In this I can substitute for, $p_z$, which will give me $$\widetilde\Delta_F(p) = \frac{1}{(p^0)^2-(p_x^2+p_y^2+\Big(\frac{n\pi}{L}\Big)^2)+m^2)+i\epsilon}$$

Now can I get back to position representation, but with integral on $p_z$ replaced by a sum over $n$. Am I right in doing this procedure ?

EDIT 2 : Following the procedure that I have mentioned, for a simple (1+1) case of the Feynman propagator in position representation, I have

$$\Delta_F(x-x') = \sum_{n=1}^\infty\int\frac{dp_0}{(2\pi)^2}\frac{e^{ip_0(x^0-x'^0)}e^{i\frac{n\pi}{L}(z-z')}}{(p^0)^2-\big(\big(\frac{n\pi}{L}\big)^2+m^2\big)}$$

EDIT 3 : $$\text{Tr}\log{\Delta} = - \sum_n \int dp_0 \log{\bigg(p_0^2 - \bigg(\frac{n\pi}{L}\bigg)^2 + m^2\bigg)}$$

But this term seems to diverge, how does one obtain a cutoff in the context of this problem. (A cutoff for $p_0$ integral is also needed I guess).

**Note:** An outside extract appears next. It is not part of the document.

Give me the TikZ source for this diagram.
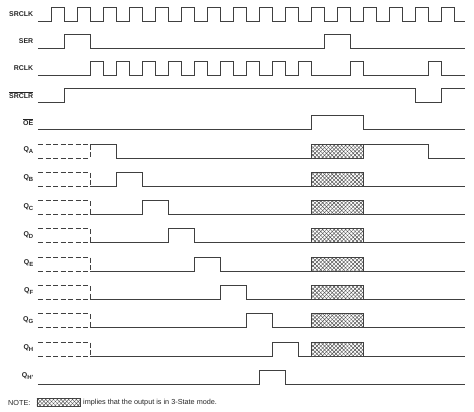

• I think you are on the right track. You now have to compute the energy of the vacuum with this propagator. – Adam May 11 '14 at 1:43
• @Adam : In that case, the energy of the vacuum can be calculated from the first order term in $Z[J]$, which is given by $$\bigg(i\int \mathrm d^4x \;\mathrm d^4x'J(x')\Delta_F(x-x') J(x) \bigg) \qquad \qquad (1)$$ with sources being replaced as delta functions ? – user35952 May 11 '14 at 14:59
• No. The energy of the vacuum is given by $\frac{1}{2}Tr\log\Delta$. This can be computed by differentiating with respect to $m^2$, doing the integral over momenta, integrating with respect to $m^2$ (with boundary condition that the integral vanishes for $m^2\to\infty$). – Adam May 11 '14 at 16:58
• Then what about the case of massless scalar field ? – user35952 May 11 '14 at 17:30
• Then the calculation should be pretty much the same than that of photons. – Adam May 11 '14 at 17:46

$$\text{Tr} \log \Delta - \text{Tr} \log \Delta_{free}$$
This difference should yield a finite answer. The physical meaning is clear: the energy stored in vacuum is obviously divergent due to the $$\frac{1}{2}\hbar \omega$$ term in the zero-point energy from the canonical approach. What is observable is the shift in vacuum energy due to interaction, which in your formalism is signified by the boundary condition.